**Goal of the exercise:**
Write out all the lines again, precisely as they stand, but without the images.

* * * *

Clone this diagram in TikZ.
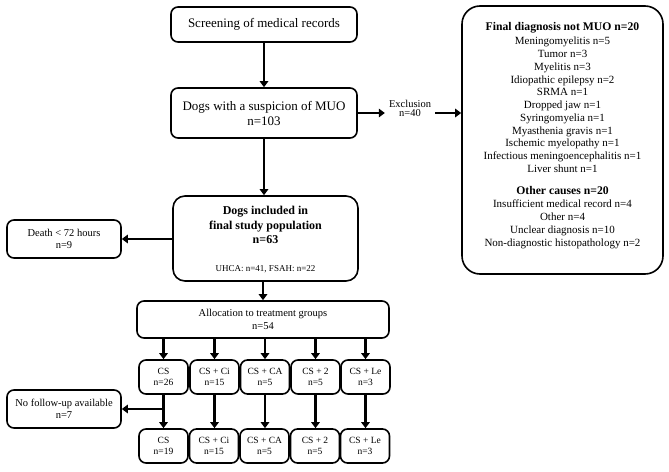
\documentclass[tikz,border=0pt]{standalone}
\usepackage{fontspec}
\setmainfont{Liberation Serif}
\usetikzlibrary{arrows.meta,calc}
\tikzset{
  boxs/.style={draw=black, line width=1.6pt, rounded corners=7pt, align=center, inner sep=0pt},
  arr/.style={line width=2.6pt, -{Triangle[length=6pt,width=8.5pt]}},
  big/.style={font=\fontsize{13}{15}\selectfont},
  mid/.style={font=\fontsize{10.5}{12.5}\selectfont},
  sml/.style={font=\fontsize{9.5}{11.5}\selectfont},
}
\begin{document}
\begin{tikzpicture}[x=1pt,y=-1pt]
\useasboundingbox (0,0) rectangle (669,471);
% main column
\node[boxs, big, minimum width=186pt, minimum height=35pt] (screen) at (264,24.5) {Screening of medical records};
\node[boxs, big, minimum width=186pt, minimum height=50pt] (muo) at (264,113) {Dogs with a suspicion of MUO\\n=103};
\node[boxs, rounded corners=12pt, minimum width=185pt, minimum height=85pt] (final) at (265.5,238.5) {};
\node[font=\fontsize{12}{14.5}\selectfont\bfseries, align=center, anchor=north] (finalt) at (265.5,203) {Dogs included in\\final study population\\n=63};
\node[font=\fontsize{9}{11}\selectfont, anchor=base] (finalu) at (265.5,271) {UHCA: n=41, FSAH: n=22};
\node[boxs, mid, minimum width=114pt, minimum height=38pt] (death) at (64,239) {Death \textless{} 72 hours\\n=9};
\node[boxs, mid, minimum width=252pt, minimum height=37pt] (alloc) at (263,319.5) {Allocation to treatment groups\\n=54};
% right box
\node[boxs, rounded corners=18pt, minimum width=201pt, minimum height=268pt] (right) at (562.5,140) {};
\node[anchor=north, align=center, font=\fontsize{11}{12.75}\selectfont] (rightt) at (562.5,19) {{\fontsize{11.7}{14}\selectfont\bfseries Final diagnosis not MUO n=20}\\[1.5pt]
Meningomyelitis n=5\\Tumor n=3\\Myelitis n=3\\Idiopathic epilepsy n=2\\SRMA n=1\\Dropped jaw n=1\\Syringomyelia n=1\\Myasthenia gravis n=1\\Ischemic myelopathy n=1\\Infectious meningoencephalitis n=1\\Liver shunt n=1\\[9pt]
{\fontsize{11.7}{14}\selectfont\bfseries Other causes n=20}\\[1pt]
Insufficient medical record n=4\\Other n=4\\Unclear diagnosis n=10\\Non-diagnostic histopathology n=2};
\node[align=center, font=\fontsize{10.5}{9.5}\selectfont, inner xsep=2pt, inner ysep=0pt, text width=46pt] (excl) at (410,108.5) {Exclusion\\n=40};
% groups row 1
\node[boxs, sml, minimum width=49pt, minimum height=34pt] (g1) at (163.5,377) {CS\\n=26};
\node[boxs, sml, minimum width=49pt, minimum height=34pt] (g2) at (214.5,377) {CS + Ci\\n=15};
\node[boxs, sml, minimum width=49pt, minimum height=34pt] (g3) at (265,377) {CS + CA\\n=5};
\node[boxs, sml, minimum width=49pt, minimum height=34pt] (g4) at (315.5,377) {CS + 2\\n=5};
\node[boxs, sml, minimum width=49pt, minimum height=34pt] (g5) at (365.5,377) {CS + Le\\n=3};
% groups row 2
\node[boxs, sml, minimum width=49pt, minimum height=34pt] (h1) at (163.5,446) {CS\\n=19};
\node[boxs, sml, minimum width=49pt, minimum height=34pt] (h2) at (214,446) {CS + Ci\\n=15};
\node[boxs, sml, minimum width=49pt, minimum height=34pt] (h3) at (264.5,446) {CS + CA\\n=5};
\node[boxs, sml, minimum width=49pt, minimum height=34pt] (h4) at (315,446) {CS + 2\\n=5};
\node[boxs, sml, minimum width=49pt, minimum height=34pt] (h5) at (365,446) {CS + Le\\n=3};
\node[boxs, mid, minimum width=114pt, minimum height=38pt] (nofu) at (64,409) {No follow-up available\\n=7};
% connectors
\draw[arr] (screen) -- (muo);
\draw[arr] (muo) -- (muo.south |- final.north);
\draw[arr] (final.west |- death.east) -- (death.east);
\draw[arr] (muo.east) -- (muo.east -| excl.west);
\draw[arr] (excl.east |- muo.east) -- (right.west |- muo.east);
\draw[arr] (final.south -| alloc.north) -- (alloc.north);
\foreach \g in {g1,g2,g3,g4,g5}{
  \draw[arr] (\g.north |- alloc.south) -- (\g.north);
}
\draw[arr] (g1) -- (h1);
\draw[arr] (g2.south) -- (g2.south |- h2.north);
\draw[arr] (g3.south) -- (g3.south |- h3.north);
\draw[arr] (g4.south) -- (g4.south |- h4.north);
\draw[arr] (g5.south) -- (g5.south |- h5.north);
\coordinate (split) at (g1.south |- nofu.east);
\draw[arr] (split) -- (nofu.east);
\end{tikzpicture}
\end{document}
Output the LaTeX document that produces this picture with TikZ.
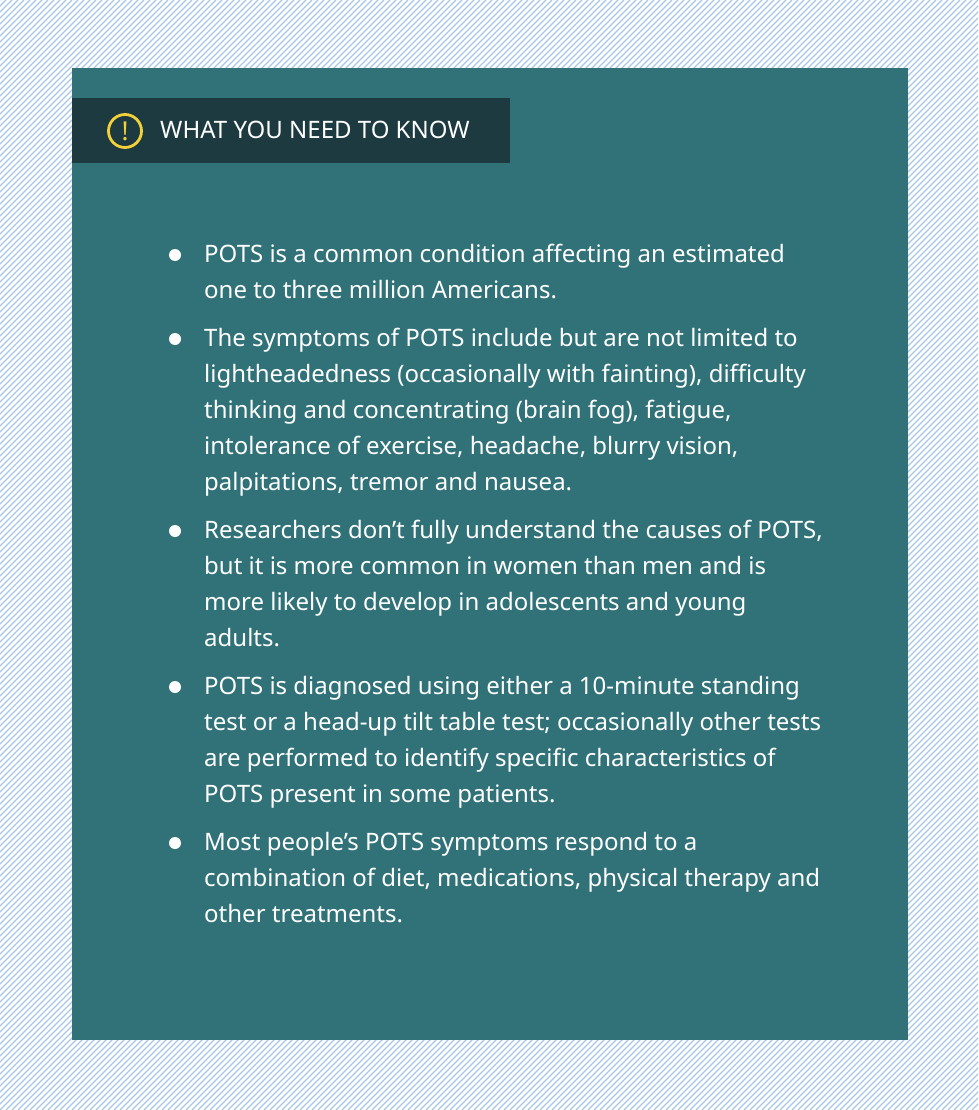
\documentclass[tikz,border=0pt]{standalone}
\usepackage{fontspec}
\setmainfont{Noto Sans}
\definecolor{panelteal}{RGB}{49,114,120}
\definecolor{headdark}{RGB}{29,58,64}
\definecolor{warnyellow}{RGB}{242,209,58}
\definecolor{hatchblue}{RGB}{168,200,232}
\tikzset{
  itemtext/.style={anchor=base west,inner sep=0pt,align=left,text=white,
    font=\fontsize{24}{36}\selectfont},
  dot/.style={circle,fill=white,inner sep=0pt,minimum size=12pt}
}
\begin{document}
\begin{tikzpicture}[x=1pt,y=-1pt]
 % background hatch
  \useasboundingbox (0,0) rectangle (978,1110);
  \fill[white] (0,0) rectangle (978,1110);
  \begin{scope}
    \clip (0,0) rectangle (978,1110);
    \foreach \k in {0,6,...,2100} {
      \draw[hatchblue,line width=1.3pt] (\k,0) -- (\k-1110,1110);
    }
  \end{scope}

 % panel and header
  \fill[panelteal] (72,68) rectangle (908,1040);
  \fill[headdark] (72,98) rectangle (510,163);
  \draw[warnyellow,line width=2.8pt] (125,131) circle (16.5);
  \node[text=warnyellow,font=\bfseries\fontsize{26}{26}\selectfont,inner sep=0pt] (icon) at (125,131) {!};
  \node[anchor=base west,inner sep=0pt,text=white,font=\fontsize{24}{28}\selectfont] (title) at (160,139) {WHAT YOU NEED TO KNOW};

 % bullet items (y of first baseline / y of last baseline)
  \foreach \yy/\ylast/\txt in {
    262/298/{POTS is a common condition affecting an estimated\\one to three million Americans.},
    346/490/{The symptoms of POTS include but are not limited to\\lightheadedness (occasionally with fainting), difficulty\\thinking and concentrating (brain fog), fatigue,\\intolerance of exercise, headache, blurry vision,\\palpitations, tremor and nausea.},
    538/646/{Researchers don’t fully understand the causes of POTS,\\but it is more common in women than men and is\\more likely to develop in adolescents and young\\adults.},
    694/802/{POTS is diagnosed using either a 10-minute standing\\test or a head-up tilt table test; occasionally other tests\\are performed to identify specific characteristics of\\POTS present in some patients.},
    850/922/{Most people’s POTS symptoms respond to a\\combination of diet, medications, physical therapy and\\other treatments.}} {
    \node[dot] (dot\yy) at (175,\yy-7) {};
    \node[itemtext] (item\yy) at (204,\ylast) {\txt};
  }
\end{tikzpicture}
\end{document}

* * * *

**Answer to this problem:**
Clone this diagram in TikZ.
\documentclass[tikz,border=0pt]{standalone}
\usepackage{fontspec}
\setmainfont{Liberation Serif}
\usetikzlibrary{arrows.meta,calc}
\tikzset{
  boxs/.style={draw=black, line width=1.6pt, rounded corners=7pt, align=center, inner sep=0pt},
  arr/.style={line width=2.6pt, -{Triangle[length=6pt,width=8.5pt]}},
  big/.style={font=\fontsize{13}{15}\selectfont},
  mid/.style={font=\fontsize{10.5}{12.5}\selectfont},
  sml/.style={font=\fontsize{9.5}{11.5}\selectfont},
}
\begin{document}
\begin{tikzpicture}[x=1pt,y=-1pt]
\useasboundingbox (0,0) rectangle (669,471);
% main column
\node[boxs, big, minimum width=186pt, minimum height=35pt] (screen) at (264,24.5) {Screening of medical records};
\node[boxs, big, minimum width=186pt, minimum height=50pt] (muo) at (264,113) {Dogs with a suspicion of MUO\\n=103};
\node[boxs, rounded corners=12pt, minimum width=185pt, minimum height=85pt] (final) at (265.5,238.5) {};
\node[font=\fontsize{12}{14.5}\selectfont\bfseries, align=center, anchor=north] (finalt) at (265.5,203) {Dogs included in\\final study population\\n=63};
\node[font=\fontsize{9}{11}\selectfont, anchor=base] (finalu) at (265.5,271) {UHCA: n=41, FSAH: n=22};
\node[boxs, mid, minimum width=114pt, minimum height=38pt] (death) at (64,239) {Death \textless{} 72 hours\\n=9};
\node[boxs, mid, minimum width=252pt, minimum height=37pt] (alloc) at (263,319.5) {Allocation to treatment groups\\n=54};
% right box
\node[boxs, rounded corners=18pt, minimum width=201pt, minimum height=268pt] (right) at (562.5,140) {};
\node[anchor=north, align=center, font=\fontsize{11}{12.75}\selectfont] (rightt) at (562.5,19) {{\fontsize{11.7}{14}\selectfont\bfseries Final diagnosis not MUO n=20}\\[1.5pt]
Meningomyelitis n=5\\Tumor n=3\\Myelitis n=3\\Idiopathic epilepsy n=2\\SRMA n=1\\Dropped jaw n=1\\Syringomyelia n=1\\Myasthenia gravis n=1\\Ischemic myelopathy n=1\\Infectious meningoencephalitis n=1\\Liver shunt n=1\\[9pt]
{\fontsize{11.7}{14}\selectfont\bfseries Other causes n=20}\\[1pt]
Insufficient medical record n=4\\Other n=4\\Unclear diagnosis n=10\\Non-diagnostic histopathology n=2};
\node[align=center, font=\fontsize{10.5}{9.5}\selectfont, inner xsep=2pt, inner ysep=0pt, text width=46pt] (excl) at (410,108.5) {Exclusion\\n=40};
% groups row 1
\node[boxs, sml, minimum width=49pt, minimum height=34pt] (g1) at (163.5,377) {CS\\n=26};
\node[boxs, sml, minimum width=49pt, minimum height=34pt] (g2) at (214.5,377) {CS + Ci\\n=15};
\node[boxs, sml, minimum width=49pt, minimum height=34pt] (g3) at (265,377) {CS + CA\\n=5};
\node[boxs, sml, minimum width=49pt, minimum height=34pt] (g4) at (315.5,377) {CS + 2\\n=5};
\node[boxs, sml, minimum width=49pt, minimum height=34pt] (g5) at (365.5,377) {CS + Le\\n=3};
% groups row 2
\node[boxs, sml, minimum width=49pt, minimum height=34pt] (h1) at (163.5,446) {CS\\n=19};
\node[boxs, sml, minimum width=49pt, minimum height=34pt] (h2) at (214,446) {CS + Ci\\n=15};
\node[boxs, sml, minimum width=49pt, minimum height=34pt] (h3) at (264.5,446) {CS + CA\\n=5};
\node[boxs, sml, minimum width=49pt, minimum height=34pt] (h4) at (315,446) {CS + 2\\n=5};
\node[boxs, sml, minimum width=49pt, minimum height=34pt] (h5) at (365,446) {CS + Le\\n=3};
\node[boxs, mid, minimum width=114pt, minimum height=38pt] (nofu) at (64,409) {No follow-up available\\n=7};
% connectors
\draw[arr] (screen) -- (muo);
\draw[arr] (muo) -- (muo.south |- final.north);
\draw[arr] (final.west |- death.east) -- (death.east);
\draw[arr] (muo.east) -- (muo.east -| excl.west);
\draw[arr] (excl.east |- muo.east) -- (right.west |- muo.east);
\draw[arr] (final.south -| alloc.north) -- (alloc.north);
\foreach \g in {g1,g2,g3,g4,g5}{
  \draw[arr] (\g.north |- alloc.south) -- (\g.north);
}
\draw[arr] (g1) -- (h1);
\draw[arr] (g2.south) -- (g2.south |- h2.north);
\draw[arr] (g3.south) -- (g3.south |- h3.north);
\draw[arr] (g4.south) -- (g4.south |- h4.north);
\draw[arr] (g5.south) -- (g5.south |- h5.north);
\coordinate (split) at (g1.south |- nofu.east);
\draw[arr] (split) -- (nofu.east);
\end{tikzpicture}
\end{document}
Output the LaTeX document that produces this picture with TikZ.
\documentclass[tikz,border=0pt]{standalone}
\usepackage{fontspec}
\setmainfont{Noto Sans}
\definecolor{panelteal}{RGB}{49,114,120}
\definecolor{headdark}{RGB}{29,58,64}
\definecolor{warnyellow}{RGB}{242,209,58}
\definecolor{hatchblue}{RGB}{168,200,232}
\tikzset{
  itemtext/.style={anchor=base west,inner sep=0pt,align=left,text=white,
    font=\fontsize{24}{36}\selectfont},
  dot/.style={circle,fill=white,inner sep=0pt,minimum size=12pt}
}
\begin{document}
\begin{tikzpicture}[x=1pt,y=-1pt]
 % background hatch
  \useasboundingbox (0,0) rectangle (978,1110);
  \fill[white] (0,0) rectangle (978,1110);
  \begin{scope}
    \clip (0,0) rectangle (978,1110);
    \foreach \k in {0,6,...,2100} {
      \draw[hatchblue,line width=1.3pt] (\k,0) -- (\k-1110,1110);
    }
  \end{scope}

 % panel and header
  \fill[panelteal] (72,68) rectangle (908,1040);
  \fill[headdark] (72,98) rectangle (510,163);
  \draw[warnyellow,line width=2.8pt] (125,131) circle (16.5);
  \node[text=warnyellow,font=\bfseries\fontsize{26}{26}\selectfont,inner sep=0pt] (icon) at (125,131) {!};
  \node[anchor=base west,inner sep=0pt,text=white,font=\fontsize{24}{28}\selectfont] (title) at (160,139) {WHAT YOU NEED TO KNOW};

 % bullet items (y of first baseline / y of last baseline)
  \foreach \yy/\ylast/\txt in {
    262/298/{POTS is a common condition affecting an estimated\\one to three million Americans.},
    346/490/{The symptoms of POTS include but are not limited to\\lightheadedness (occasionally with fainting), difficulty\\thinking and concentrating (brain fog), fatigue,\\intolerance of exercise, headache, blurry vision,\\palpitations, tremor and nausea.},
    538/646/{Researchers don’t fully understand the causes of POTS,\\but it is more common in women than men and is\\more likely to develop in adolescents and young\\adults.},
    694/802/{POTS is diagnosed using either a 10-minute standing\\test or a head-up tilt table test; occasionally other tests\\are performed to identify specific characteristics of\\POTS present in some patients.},
    850/922/{Most people’s POTS symptoms respond to a\\combination of diet, medications, physical therapy and\\other treatments.}} {
    \node[dot] (dot\yy) at (175,\yy-7) {};
    \node[itemtext] (item\yy) at (204,\ylast) {\txt};
  }
\end{tikzpicture}
\end{document}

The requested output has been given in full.